Saat itu, pemerintah telah membekukan PT Arafat sebagai penyedia jasa perjalanan haji melalui jalur laut.
Alasan beralihnya perjalanan haji dari laut ke udara karena biaya yang dikeluarkan untuk perjalanan laut lebih mahal daripada udara. Padahal, waktu tempuh menggunakan kapal laut jauh lebih lama.
Perjalanan haji via laut bisa memakan waktu hampir satu bulan, sementara melalui udara hanya sekitar 9 jam.
Harian Kompas, 18 April 1975, memberitakan, ongkos naik haji (ONH) via udara Rp 690.000 sedangkan ONH kapal laut Rp 795.000.
Ketetapan tersebut dituangkan dalam Keputusan Presiden No.12/75 oleh Dirjen Urusan Haji Burhani kepada para calon haji yang mendaftarkan dirinya ke lembaga terkait.
Bagi calon haji yang ingin menggunakan kapal laut, setoran awalnya adalah Rp 75.000. Sementara, bagi jemaah calon haji yang menggunakan pesawat uang mukanya Rp 80.000.
Jemaah yang memilih perjalanan haji via laut akan menghabiskan waktu total 70 hari. Sementara, bagi yang menggunakan jalur udara hanya 35 hari. Faktor ini pula yang menyebabkan lama kelamaan para jemaah memilih jalur udara.
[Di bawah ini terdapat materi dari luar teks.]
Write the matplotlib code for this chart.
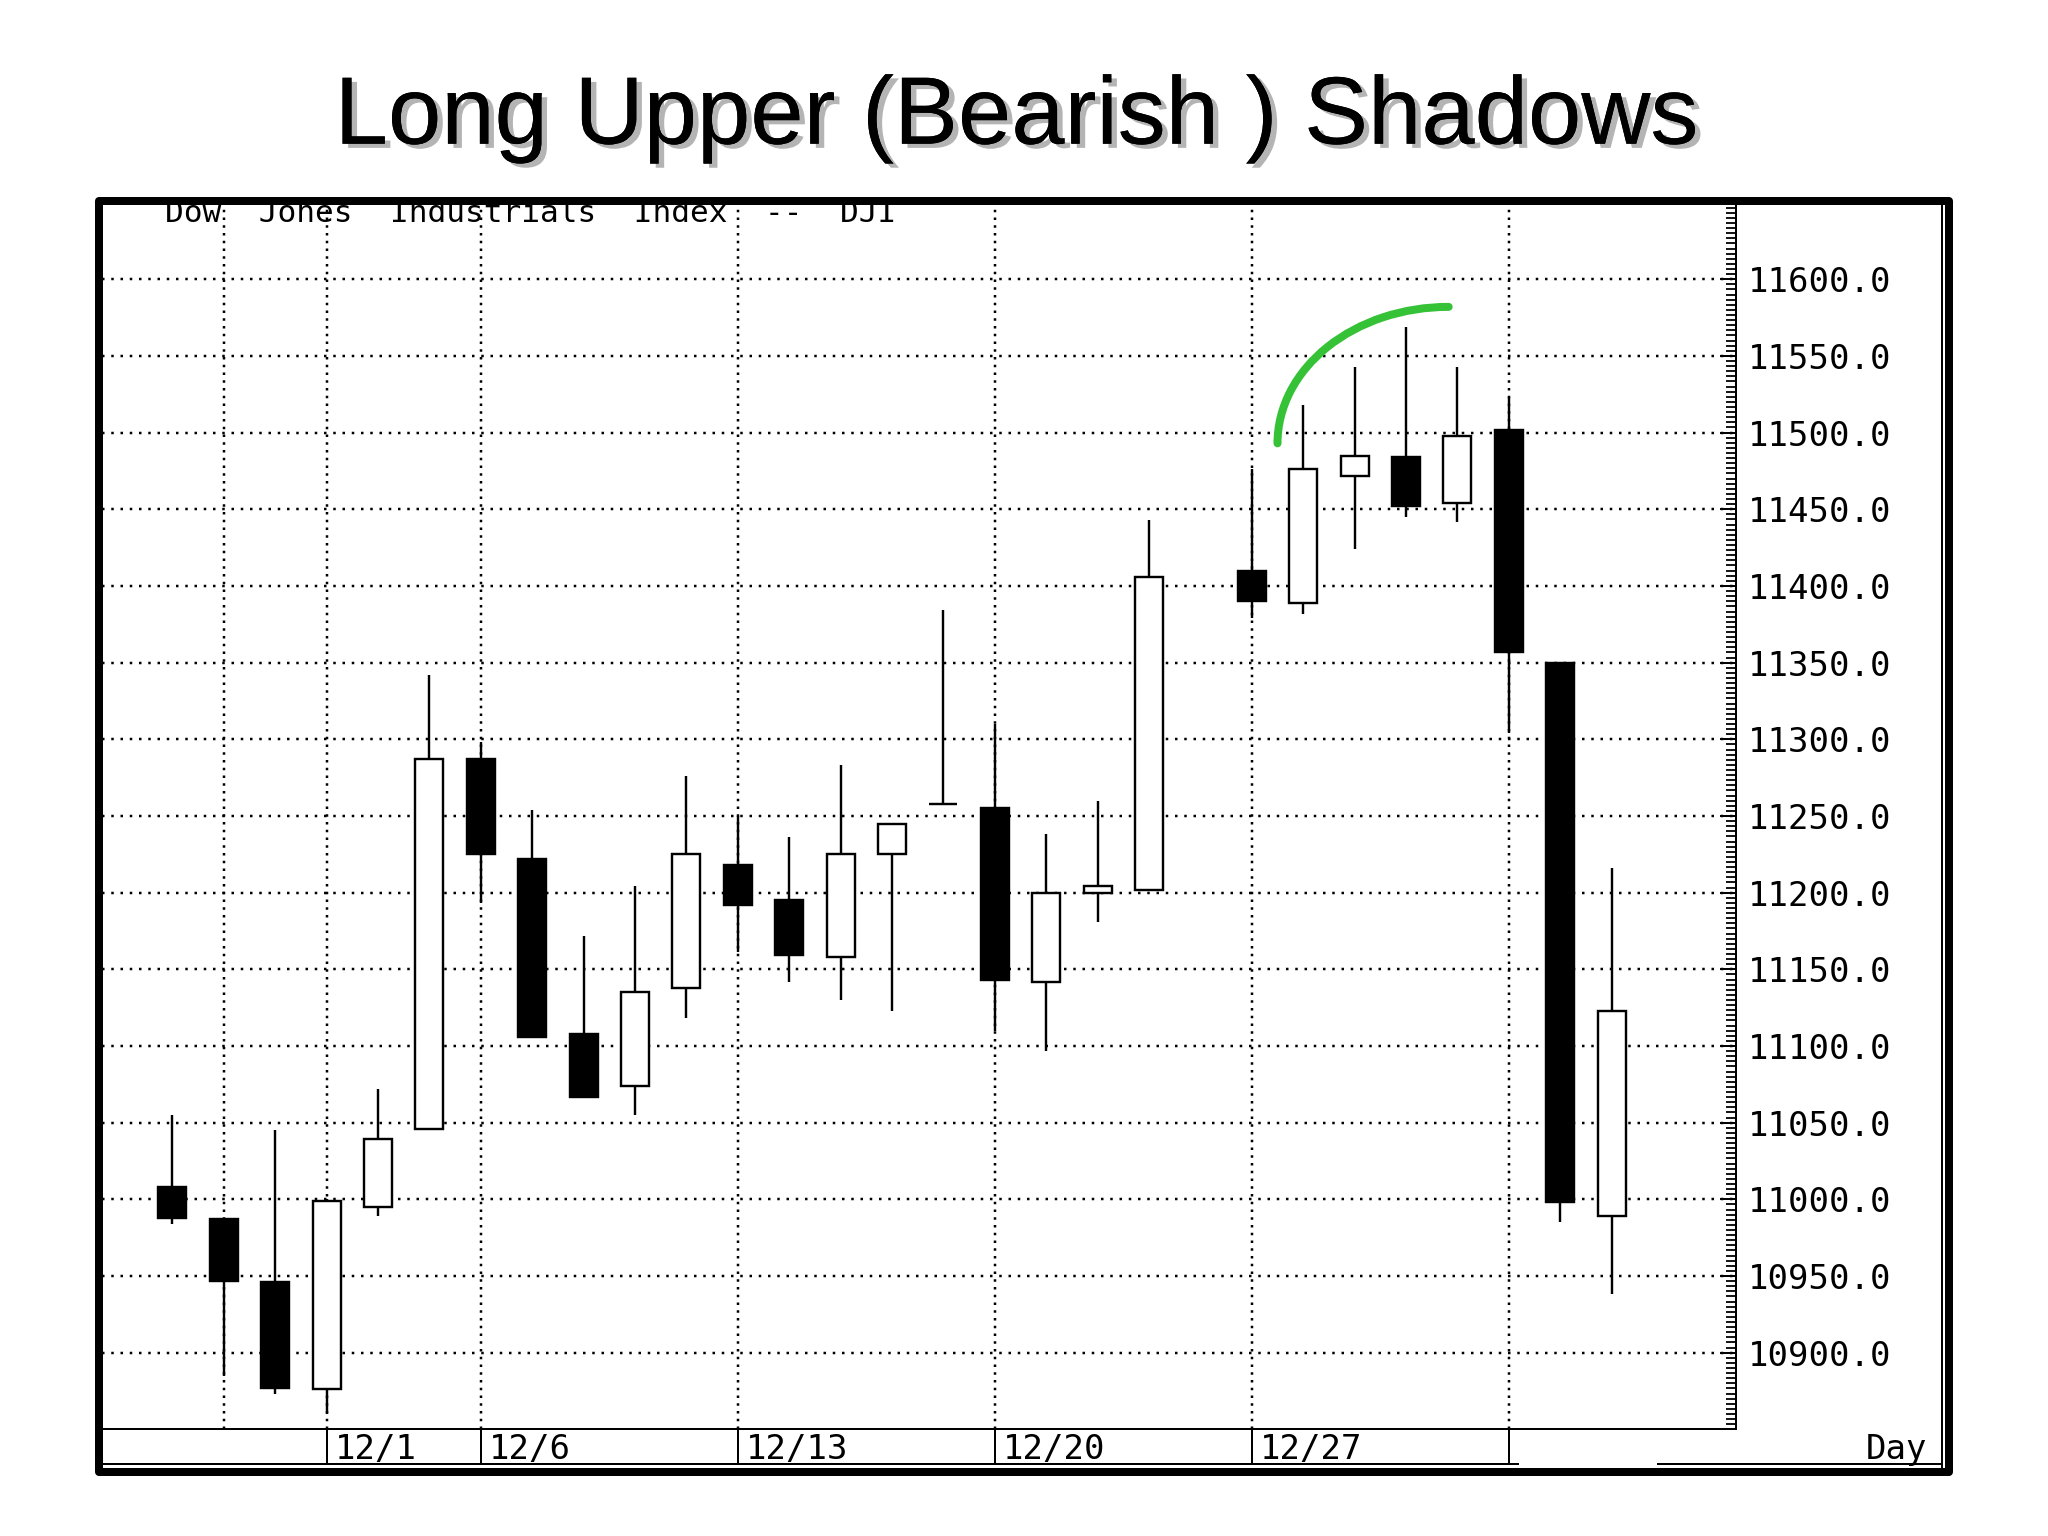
import matplotlib
matplotlib.use("Agg")
import matplotlib.pyplot as plt
import matplotlib.patheffects as pe
from matplotlib.patches import Rectangle, Arc
from matplotlib.lines import Line2D
from matplotlib.ticker import MultipleLocator, FormatStrFormatter

# --- data (x = trading-day index, 20 = holiday gap) ---
days = [0, 1, 2, 3, 4, 5, 6, 7, 8, 9, 10, 11, 12, 13, 14, 15, 16, 17, 18, 19,
        21, 22, 23, 24, 25, 26, 27, 28]
opens = [11008, 10987, 10946, 10876, 10995, 11046, 11287, 11222, 11108, 11074,
         11138, 11218, 11195, 11158, 11225, 11258, 11255, 11142, 11200, 11202,
         11410, 11389, 11472, 11484, 11454, 11502, 11350, 10989]
highs = [11055, 10988, 11045, 11000, 11072, 11342, 11298, 11254, 11172, 11204,
         11276, 11250, 11236, 11283, 11245, 11384, 11310, 11238, 11260, 11443,
         11476, 11518, 11543, 11569, 11543, 11523, 11350, 11216]
lows = [10984, 10885, 10873, 10860, 10989, 11045, 11193, 11105, 11066, 11055,
        11118, 11161, 11142, 11130, 11123, 11258, 11110, 11097, 11181, 11202,
        11379, 11382, 11424, 11445, 11442, 11304, 10985, 10938]
closes = [10988, 10947, 10877, 10999, 11039, 11287, 11225, 11106, 11067, 11135,
          11225, 11192, 11159, 11225, 11245, 11258, 11143, 11200, 11204, 11406,
          11390, 11476, 11485, 11452, 11498, 11357, 10998, 11123]

date_pos = [3, 6, 11, 16, 21, 26]
date_labels = ["12/1", "12/6", "12/13", "12/20", "12/27", "1/3"]
vgrid_pos = [1, 3, 6, 11, 16, 21, 26]
price_levels = list(range(10900, 11601, 50))

# green highlight arc over the long upper shadows (center, radii)
arc_center = (24.83, 11493)
arc_radii = (3.33, 89)

# --- layout (pixels of the 2048x1536 picture) ---
W, H = 2048, 1536
PT = 0.72  # points per pixel at dpi 100
X0_PX, STEP_PX = 172.4, 51.4  # pixel of day 0, pixels per day
AX_L, AX_R, AX_T, AX_B = 102, 1736, 202.6, 1429.3
STRIP_R, STRIP_B = 1942, 1464


def to_idx(px):
    return (px - X0_PX) / STEP_PX


plt.rcParams["font.family"] = ["DejaVu Sans Mono", "DejaVu Sans"]
fig = plt.figure(figsize=(W / 100, H / 100), dpi=100, facecolor="white")

ax = fig.add_axes([AX_L / W, 1 - AX_B / H, (AX_R - AX_L) / W, (AX_B - AX_T) / H])
ax.set_xlim(to_idx(AX_L), to_idx(AX_R))
ax.set_ylim(10850, 11650)

# dotted grid
for v in price_levels:
    ax.axhline(v, color="black", lw=2.5 * PT, ls=(0, (1, 2.7)), zorder=1)
for g in vgrid_pos:
    ax.axvline(g, color="black", lw=2.5 * PT, ls=(0, (1, 2.1)), zorder=1)

# candles
body_low = [min(o, c) for o, c in zip(opens, closes)]
body_h = [max(abs(c - o), 0.01) for o, c in zip(opens, closes)]
fills = ["white" if c >= o else "black" for o, c in zip(opens, closes)]
ax.vlines(days, lows, highs, color="black", lw=2.4 * PT, zorder=3)
ax.bar(days, body_h, bottom=body_low, width=0.545, color=fills,
       edgecolor="black", linewidth=2.4 * PT, zorder=4)

ax.add_patch(Arc(arc_center, 2 * arc_radii[0], 2 * arc_radii[1], theta1=90, theta2=180,
                 color="#36c236", lw=8 * PT, capstyle="round", zorder=6))

# axes cosmetics
for s in ["left", "top"]:
    ax.spines[s].set_visible(False)
for s in ["right", "bottom"]:
    ax.spines[s].set_linewidth(2 * PT)
ax.set_xticks([])
ax.yaxis.tick_right()
ax.set_yticks(price_levels)
ax.yaxis.set_major_formatter(FormatStrFormatter("%.1f"))
ax.yaxis.set_minor_locator(MultipleLocator(50 / 15))
ax.tick_params(axis="y", which="major", direction="in", length=16 * PT,
               width=2 * PT, pad=12 * PT, labelsize=24.5)
ax.tick_params(axis="y", which="minor", direction="in", length=10 * PT, width=1.8 * PT)

ax.text((165 - AX_L) / (AX_R - AX_L), (AX_B - 222) / (AX_B - AX_T),
        "Dow  Jones  Industrials  Index  --  DJI", transform=ax.transAxes,
        ha="left", va="baseline", fontsize=22.4, clip_on=True, zorder=7)

# date strip under the chart
strip = fig.add_axes([AX_L / W, 1 - STRIP_B / H, (STRIP_R - AX_L) / W, (STRIP_B - AX_B) / H])
strip.set_xlim(to_idx(AX_L), to_idx(STRIP_R))
strip.set_ylim(0, 1)
strip.axis("off")
strip.vlines(date_pos, 0, 1, color="black", lw=2 * PT)
strip.axhline(0, color="black", lw=2 * PT, clip_on=False)
for p, lbl in zip(date_pos, date_labels):
    strip.text(p + 8 / STEP_PX, 0.42, lbl, ha="left", va="center", fontsize=24.5)
strip.text((1927 - AX_L) / (STRIP_R - AX_L), 0.42, "Day", transform=strip.transAxes,
           ha="right", va="center", fontsize=24.5)

# white patch cut into the strip, right edge line and heavy outer frame
fig.add_artist(Rectangle((1519 / W, 1 - 1467 / H), (1657 - 1519) / W, 37 / H,
                         transform=fig.transFigure, facecolor="white", edgecolor="none", zorder=5))
fig.add_artist(Line2D([STRIP_R / W] * 2, [1 - 205 / H, 1 - 1468 / H], color="black",
                      lw=2 * PT, transform=fig.transFigure, zorder=6))
fig.add_artist(Rectangle((99 / W, 1 - 1472 / H), (1949 - 99) / W, (1472 - 201) / H,
                         transform=fig.transFigure, facecolor="none", edgecolor="black",
                         lw=8 * PT, joinstyle="round", zorder=7))

# title with drop shadow
fig.text(1017 / W, 1 - 143.7 / H, "Long Upper (Bearish ) Shadows", ha="center", va="baseline",
         fontsize=69, family=["Liberation Sans", "DejaVu Sans"],
         path_effects=[pe.withSimplePatchShadow(offset=(4, -3), shadow_rgbFace="#b4b4b4", alpha=1.0),
                       pe.Normal()])

fig.savefig("out.png", dpi=100, facecolor="white")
Hal ini menyebabkan PT Arafat mengalami kemunduran.
Sejak 1970 hingga 1975, pemasukan dan keuangan dari PT Arafat tercatat menurun karena perpindahan pilihan jalur yang dipilih jemaah.
Jemaah calon haji menilai, haji udara lebih bisa menghemat waktu dan biaya.
Masalah lainnya, untuk mengangkut barang-barang jemaah haji, Arafat dibebankan maksimal hanya 200 ton. Padahal, kemampuan kapal Arafat lebih dari kapasitas tersebut.
Selain itu, ada persoalan sumber daya, di mana tenaga dan pelaut PT Arafat pindah ke perusahaan lain yang menjanjikan gaji lebih tinggi.
Akhirnya, melalui SK Menteri Perhubungan No SK-72/OT.001/Phb-79 pemerintah meniadakan pengangkutan jemaah haji dengan kapal laut dan menetapkan bahwa penyelenggaraan angkutan haji dilaksanakan dengan hanya menggunakan pesawat udara.